SMRI Seminar ‘Unexpected Behaviour in Dilute Granular Materials’
Jonathan James Wylie, City University of Hong Kong
Thursday 27 April 2023
Abstract: The phrase ‘granular material’ is used to describe a large number of discrete solid, macroscopic particles that lose energy whenever the particles collide. One might naively imagine that such systems would exhibit similar behaviour to traditional fluid and solid mechanics. However, we present two problems that superficially appear to be extremely simple but yield surprisingly rich dynamics that have no analogue in traditional mechanics. Firstly, we consider a dilute stream of particles that collides with an oblique planar wall. Secondly, we show several surprising phenomena that occur in an extremely simple system of a single frictionless, inelastic, spherical particle falling under gravity through a symmetric funnel. Watch the recording.
Speaker bio: Jonathan Wylie obtained his PhD and was subsequently awarded a Junior Research Fellowship from King’s College, Cambridge. He then held research fellow positions in Woods Hole Oceanographic Institution and the University of Toronto before joining the City University of Hong Kong. His research interests include fluid mechanics, granular materials, ion transport and the mathematical modelling of geophysical systems.
SMRI Seminar ‘The unreasonable effectiveness of mathematics in large scale deep learning’
Greg Yang, Microsoft Research Lab
Thursday 23 March 2023
Abstract: Recently, the theory of infinite-width neural networks led to the first technology, mu Transfer, for tuning enormous neural networks that are too expensive to train more than once. For example, this allowed us to tune the 6.7 billion parameter version of GPT-3 using only 7% of its pretraining compute budget, and with some asterisks, we get a performance comparable to the original GPT-3 model with twice the parameter count. In this talk, I will explain the core insight behind this theory.

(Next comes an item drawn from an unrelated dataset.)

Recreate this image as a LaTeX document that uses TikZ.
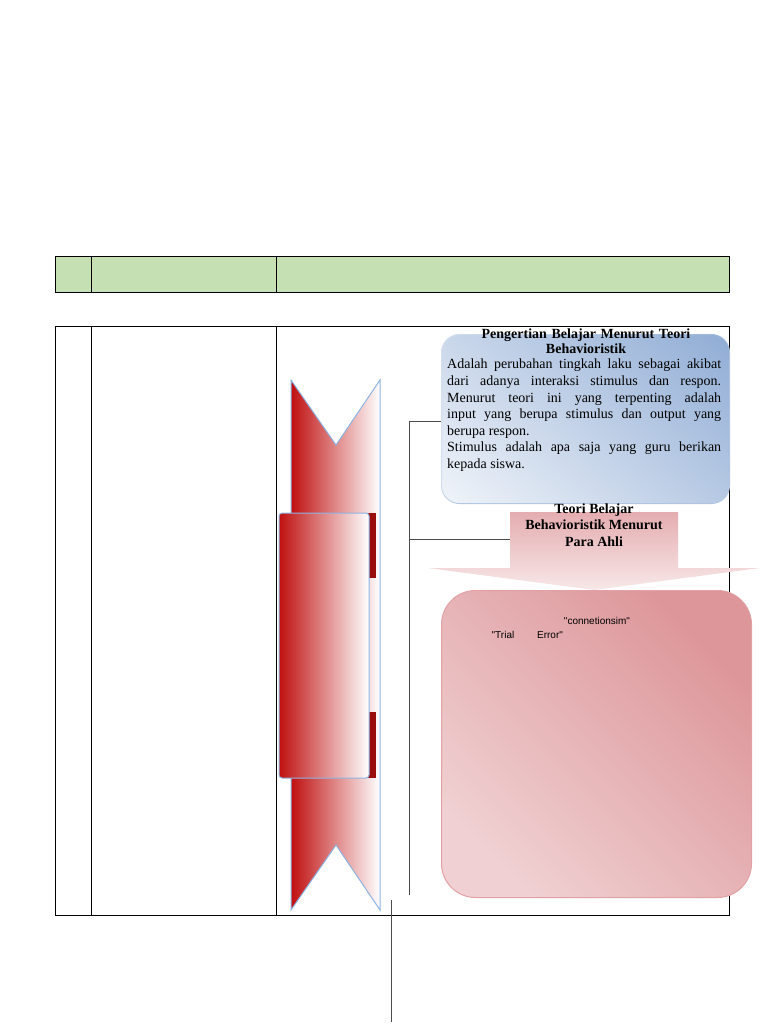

In fact, this is an instance of what I call the Optimal Scaling Thesis, which connects infinite-size limits for general notions of “size” to the optimal design of large models in practice, illustrating a way for theory to reliably guide the future of AI. I’ll end with several concrete key mathematical research questions whose resolutions will have incredible impact on how practitioners scale up their NNs. Watch the recording.

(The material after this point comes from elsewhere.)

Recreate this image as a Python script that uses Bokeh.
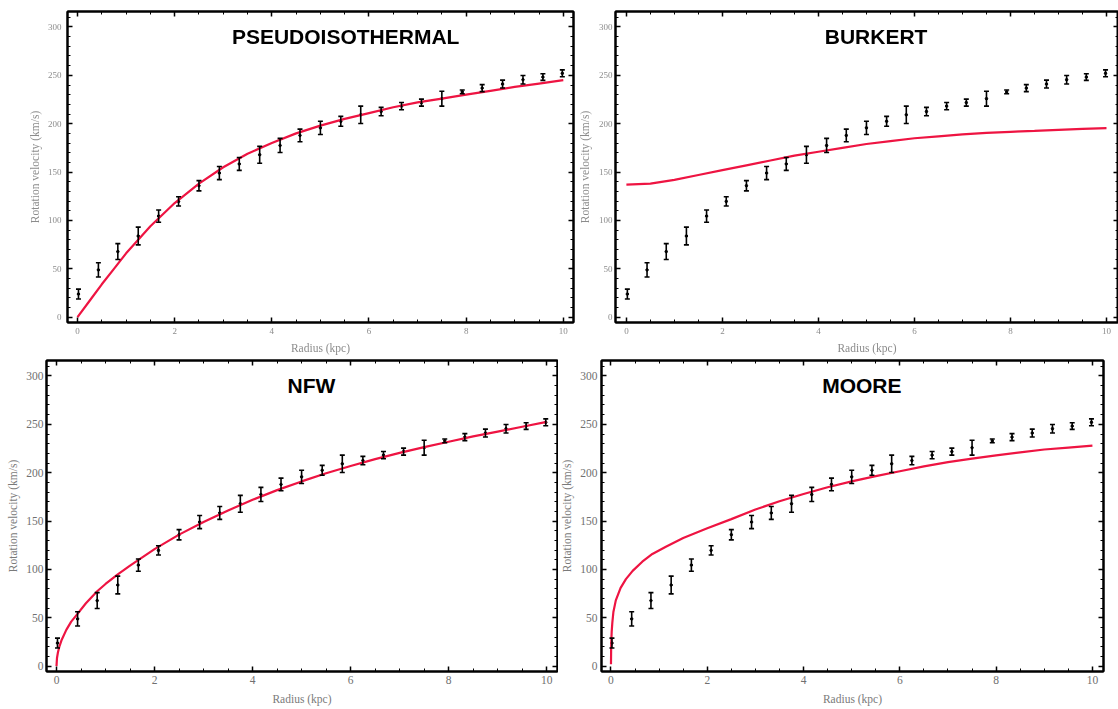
from bokeh.plotting import figure
from bokeh.models import (Range1d, FixedTicker, LinearAxis, Whisker, TeeHead,
                          ColumnDataSource, Label)
from bokeh.layouts import column, row
from bokeh.embed import file_html
from bokeh.resources import INLINE

# Observed rotation curve (radius in kpc, velocity and error in km/s)
radius = [0.02, 0.43, 0.83, 1.25, 1.67, 2.08, 2.50, 2.92, 3.33, 3.75, 4.17, 4.58,
          5.00, 5.42, 5.83, 6.25, 6.67, 7.08, 7.50, 7.92, 8.33, 8.75, 9.17, 9.58, 9.98]
velocity = [23.9, 48.9, 67.8, 83.9, 104.5, 119.7, 135.9, 149.0, 158.4, 167.9, 177.5,
            187.9, 195.7, 202.5, 209.2, 212.6, 218.2, 221.8, 225.9, 232.9, 236.8,
            241.0, 245.5, 248.2, 252.1]
error = [5.1, 7.3, 8.2, 9.2, 6.3, 4.8, 5.3, 6.8, 6.6, 8.7, 7.3, 6.5, 6.8, 5.1, 9.0,
         4.3, 3.7, 3.6, 7.7, 2.0, 3.6, 4.1, 4.4, 3.4, 3.6]

# Fitted halo models, sampled along the radius
piso_r = [0, 0.25, 0.5, 0.75, 1, 1.5, 2, 2.5, 3, 3.5, 4, 4.5, 5, 5.5, 6, 6.5, 7,
          7.5, 8, 8.5, 9, 9.5, 10]
piso_v = [0, 17, 34, 50, 66, 94, 118, 138, 155, 169, 180, 190, 198, 205, 211, 217,
          222, 226, 230, 234, 238, 241.5, 245]

burkert_r = [0, 0.5, 1, 1.5, 2, 2.5, 3, 3.5, 4, 4.5, 5, 5.5, 6, 6.5, 7, 7.5, 8,
             8.5, 9, 9.5, 10]
burkert_v = [137, 138, 142, 147, 152, 157, 162, 167, 171, 175, 179, 182, 185, 187,
             189, 190.5, 191.6, 192.6, 193.7, 194.7, 195.4]

nfw_r = [0, 0.01, 0.03, 0.06, 0.1, 0.2, 0.3, 0.42, 0.6, 0.83, 1.0, 1.25, 1.5, 2.0,
         2.5, 3.0, 3.5, 4.0, 4.5, 5.0, 5.5, 6.0, 6.5, 7.0, 7.5, 8.0, 8.5, 9.0, 9.5, 10.0]
nfw_v = [0, 8.5, 14.5, 20.5, 26.5, 37.5, 46, 53.5, 65, 77.5, 85, 95, 104, 121, 136,
         149, 161, 172, 182, 191, 199.5, 207, 214, 220.5, 226.5, 232, 237.5, 242.5,
         247.5, 252.5]

moore_r = [0, 0.003, 0.007, 0.015, 0.028, 0.05, 0.1, 0.2, 0.31, 0.45, 0.65, 0.86,
           1.14, 1.5, 2.0, 2.5, 3.0, 3.5, 4.0, 4.5, 5.0, 5.5, 6.0, 6.5, 7.0, 7.5,
           8.0, 8.5, 9.0, 9.5, 10.0]
moore_v = [2, 17, 26, 36, 45, 56, 68, 81, 90, 98.5, 108, 116, 123.5, 132.5, 142.5,
           152, 162, 170.5, 178, 185, 191, 196.5, 201.5, 206.5, 211, 214.5, 218,
           221, 224, 226, 228]

x_ticks = [0, 2, 4, 6, 8, 10]
x_minor = [i * 0.5 for i in range(0, 21)]
y_ticks = [0, 50, 100, 150, 200, 250, 300]
y_minor = list(range(0, 311, 10))

RED = "#ee1442"
SERIF = "Liberation Serif"


def style_axis(ax, ticker, font_size, color, standoff, show_labels=True):
    ax.ticker = ticker
    ax.axis_line_color = "black"
    ax.axis_line_width = 2
    ax.major_tick_in = 5
    ax.major_tick_out = 0
    ax.minor_tick_in = 3
    ax.minor_tick_out = 0
    ax.major_tick_line_color = "black"
    ax.major_tick_line_width = 1.5
    ax.minor_tick_line_color = "black"
    ax.minor_tick_line_width = 1
    ax.major_label_text_font = SERIF
    if show_labels:
        ax.major_label_text_color = color
        ax.major_label_text_font_size = font_size
        ax.major_label_standoff = standoff
    else:
        # frame-only axis: ticks on the opposite edge, no numbers
        ax.major_label_text_color = None
        ax.major_label_text_font_size = "0px"
        ax.major_label_standoff = 0


def panel(name, name_x, curve_r, curve_v, width, height, borders, x_range,
          tick_size, tick_color, label_color, xs, ys, ax_lab_x, ax_lab_y, blur=False):
    left, right, top, bottom = borders
    p = figure(width=width, height=height, x_range=Range1d(*x_range),
               y_range=Range1d(-5.5, 316), output_backend="svg",
               toolbar_location=None, min_border_left=left, min_border_right=right,
               min_border_top=top, min_border_bottom=bottom,
               x_axis_label="Radius (kpc)", y_axis_label="Rotation velocity (km/s)")
    p.xgrid.visible = False
    p.ygrid.visible = False
    p.outline_line_color = "black"
    p.outline_line_width = 2
    p.background_fill_color = "white"
    p.border_fill_color = "white"

    xt = FixedTicker(ticks=x_ticks, minor_ticks=x_minor)
    yt = FixedTicker(ticks=y_ticks, minor_ticks=y_minor)
    for ax in p.xaxis:
        style_axis(ax, xt, tick_size, tick_color, xs)
        ax.axis_label_text_font = SERIF
        ax.axis_label_text_font_style = "normal"
        ax.axis_label_text_font_size = "11.5px"
        ax.axis_label_text_color = label_color
        ax.axis_label_standoff = ax_lab_x
    for ax in p.yaxis:
        style_axis(ax, yt, tick_size, tick_color, ys)
        ax.axis_label_text_font = SERIF
        ax.axis_label_text_font_style = "normal"
        ax.axis_label_text_font_size = "11.5px"
        ax.axis_label_text_color = label_color
        ax.axis_label_standoff = ax_lab_y

    top_ax = LinearAxis()
    style_axis(top_ax, xt, tick_size, tick_color, 0, show_labels=False)
    p.add_layout(top_ax, "above")
    right_ax = LinearAxis()
    style_axis(right_ax, yt, tick_size, tick_color, 0, show_labels=False)
    p.add_layout(right_ax, "right")

    src = ColumnDataSource(dict(
        x=radius, y=velocity,
        lower=[v - e for v, e in zip(velocity, error)],
        upper=[v + e for v, e in zip(velocity, error)]))
    p.add_layout(Whisker(base="x", lower="lower", upper="upper", source=src,
                         dimension="height", line_color="black", line_width=1.6,
                         level="glyph",
                         lower_head=TeeHead(size=5, line_color="black", line_width=1.6),
                         upper_head=TeeHead(size=5, line_color="black", line_width=1.6)))
    p.scatter("x", "y", source=src, size=2.5, color="black")

    p.line(curve_r, curve_v, line_color=RED, line_width=2.2)

    p.add_layout(Label(x=name_x, y=290, text=name, text_font="Liberation Sans",
                       text_font_style="bold", text_font_size="21px",
                       text_align="center", text_baseline="middle",
                       text_color="black"))
    if blur:
        p.styles = {"filter": "blur(0.5px)"}
    return p


p_piso = panel("PSEUDOISOTHERMAL", 5.52, piso_r, piso_v, 575, 356, (67, 2, 9, 33),
               (-0.206, 10.21), "9px", "#8c8c8c", "#8c8c8c", 5, 6, 5, 4, blur=True)
p_burk = panel("BURKERT", 5.2, burkert_r, burkert_v, 543, 356, (35, 0, 11, 33),
               (-0.227, 10.25), "9px", "#8c8c8c", "#8c8c8c", 5, 3, 5, 5, blur=True)
p_nfw = panel("NFW", 5.2, nfw_r, nfw_v, 558, 353, (46, 1, 0, 38),
              (-0.204, 10.22), "11.5px", "#707070", "#7a7a7a", 4, 3, 6, 4)
p_moore = panel("MOORE", 5.21, moore_r, moore_v, 560, 353, (40, 15, 4, 38),
                (-0.197, 10.23), "11.5px", "#707070", "#7a7a7a", 4, 4, 6, 4)

layout = column(row(p_piso, p_burk, spacing=0), row(p_nfw, p_moore, spacing=0),
                spacing=0)

open("out.html", "w").write(file_html(layout, INLINE))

Speaker bio: Greg Yang is a researcher at Microsoft Research in Redmond, Washington. He joined MSR after he obtained Bachelor’s in Mathematics and Master’s degrees in Computer Science from Harvard University, respectively advised by ST Yau and Alexander Rush. He won the Hoopes prize at Harvard for best undergraduate thesis as well as Honourable Mention for the AMS-MAA-SIAM Morgan Prize, the highest honour in the world for an undergraduate in mathematics. He gave an invited talk at the International Congress of Chinese Mathematicians 2019.

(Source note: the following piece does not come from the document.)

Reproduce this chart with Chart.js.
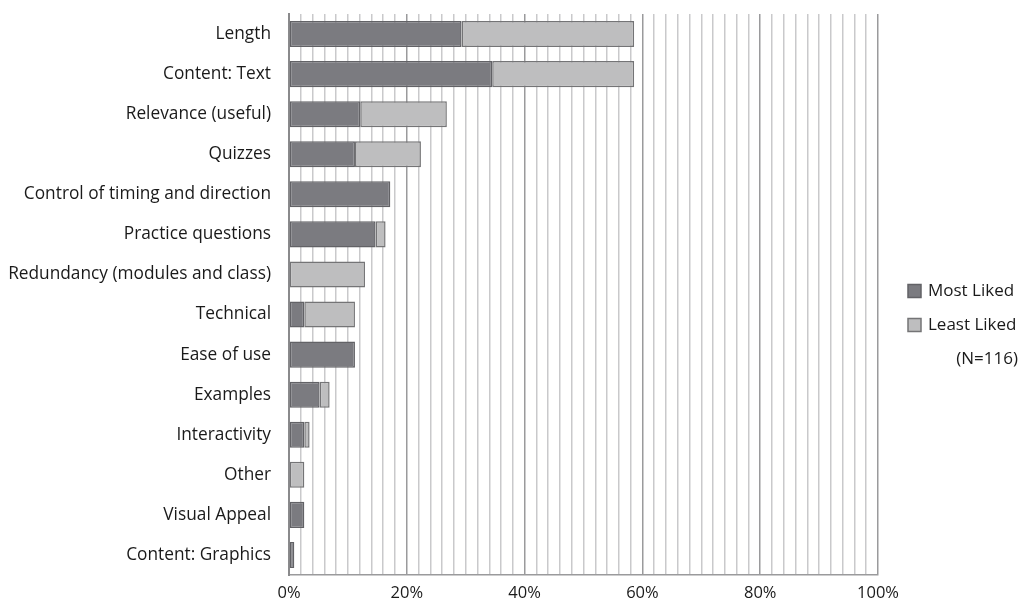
<!DOCTYPE html>
<html>
<head>
<meta charset="utf-8">
<script src="https://cdn.jsdelivr.net/npm/chart.js@4"></script>
<style>
html,body{margin:0;padding:0;background:#fff;}
#wrap{width:1020px;height:603px;position:relative;}
</style>
</head>
<body>
<div id="wrap"><canvas id="c"></canvas></div>
<script>
const categories = ["Length","Content: Text","Relevance (useful)","Quizzes","Control of timing and direction","Practice questions","Redundancy (modules and class)","Technical","Ease of use","Examples","Interactivity","Other","Visual Appeal","Content: Graphics"];
const mostLiked  = [29.3, 34.5, 12.1, 11.2, 17.2, 14.7, 0, 2.6, 11.2, 5.2, 2.6, 0, 2.6, 0.9];
const leastLiked = [29.3, 24.1, 14.7, 11.2, 0, 1.7, 12.9, 8.6, 0, 1.7, 0.9, 2.6, 0, 0];
const seriesNames = ["Most Liked","Least Liked"];
const sampleNote = "(N=116)";

const FONT = "'Open Sans', 'DejaVu Sans', sans-serif";
const darkFill = "#7b7b80", darkBorder = "#626266";
const lightFill = "#bebebf", lightBorder = "#747476";

const legendPlugin = {
  id: 'customLegend',
  afterDraw(chart) {
    const ctx = chart.ctx;
    ctx.save();
    ctx.font = "17px " + FONT;
    ctx.textBaseline = "middle";
    const ys = [291, 325];
    chart.data.datasets.forEach((ds, i) => {
      ctx.fillStyle = ds.backgroundColor;
      ctx.strokeStyle = ds.borderColor;
      ctx.lineWidth = 1.5;
      ctx.fillRect(908, ys[i]-6.5, 13, 13);
      ctx.strokeRect(908, ys[i]-6.5, 13, 13);
      ctx.fillStyle = "#1a1a1a";
      ctx.textAlign = "left";
      ctx.fillText(ds.label, 928, ys[i]);
    });
    ctx.textAlign = "right";
    ctx.fillText(sampleNote, 1018, 359);
    ctx.restore();
  }
};

new Chart(document.getElementById('c'), {
  type: 'bar',
  data: {
    labels: categories,
    datasets: [
      {label: seriesNames[0], data: mostLiked, backgroundColor: darkFill, borderColor: darkBorder, borderWidth: 1.5, borderSkipped: false},
      {label: seriesNames[1], data: leastLiked, backgroundColor: lightFill, borderColor: lightBorder, borderWidth: 1.5, borderSkipped: false}
    ]
  },
  options: {
    indexAxis: 'y',
    responsive: true,
    maintainAspectRatio: false,
    animation: false,
    devicePixelRatio: 1,
    layout: {padding: {top: 14, right: 142, bottom: 0, left: 0}},
    datasets: {bar: {barPercentage: 0.65, categoryPercentage: 1.0}},
    plugins: {legend: {display: false}, tooltip: {enabled: false}},
    scales: {
      x: {
        stacked: true,
        min: 0, max: 100,
        afterFit(s){ s.height = 28; s.paddingLeft = 0; s.paddingRight = 0; },
        grid: {
          drawTicks: false,
          color: (c) => (c.tick && c.tick.value % 20 === 0) ? "#9a9a9c" : "#c9c9cb",
          lineWidth: 1.5
        },
        border: {display: true, color: "#9a9a9c", width: 1.5},
        ticks: {
          stepSize: 2,
          autoSkip: false,
          maxRotation: 0,
          padding: 8,
          color: "#1a1a1a",
          font: {family: FONT, size: 16.5},
          callback: (v) => (v % 20 === 0) ? v + "%" : ""
        }
      },
      y: {
        stacked: true,
        afterFit(s){ s.width = 289; s.paddingTop = 0; s.paddingBottom = 0; },
        grid: {display: false, drawTicks: false},
        border: {display: true, color: "#8a8a8c", width: 2},
        ticks: {
          padding: 18,
          color: "#1a1a1a",
          font: {family: FONT, size: 17.3}
        }
      }
    }
  },
  plugins: [legendPlugin]
});
</script>
</body>
</html>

SMRI Seminar ‘Generalized sparse grid methods and applications’
Michael Griebel, University of Bonn
Thursday 8 March 2023
Abstract: High-dimensional problems appear in various mathematical models. Their numerical approximation involves the well-known curse of dimension, which renders any direct discretization obsolete. One approach to circumvent this issue, at least to some extent, is the use of generalized sparse grid methods, which can exploit additional smoothness properties if present in the underlying problem. In this talk, we will discuss the main principles and basic features of generalized sparse grids and show their application in such diverse areas as econometrics, fluid dynamics, quantum chemistry, uncertainty quantification and machine learning.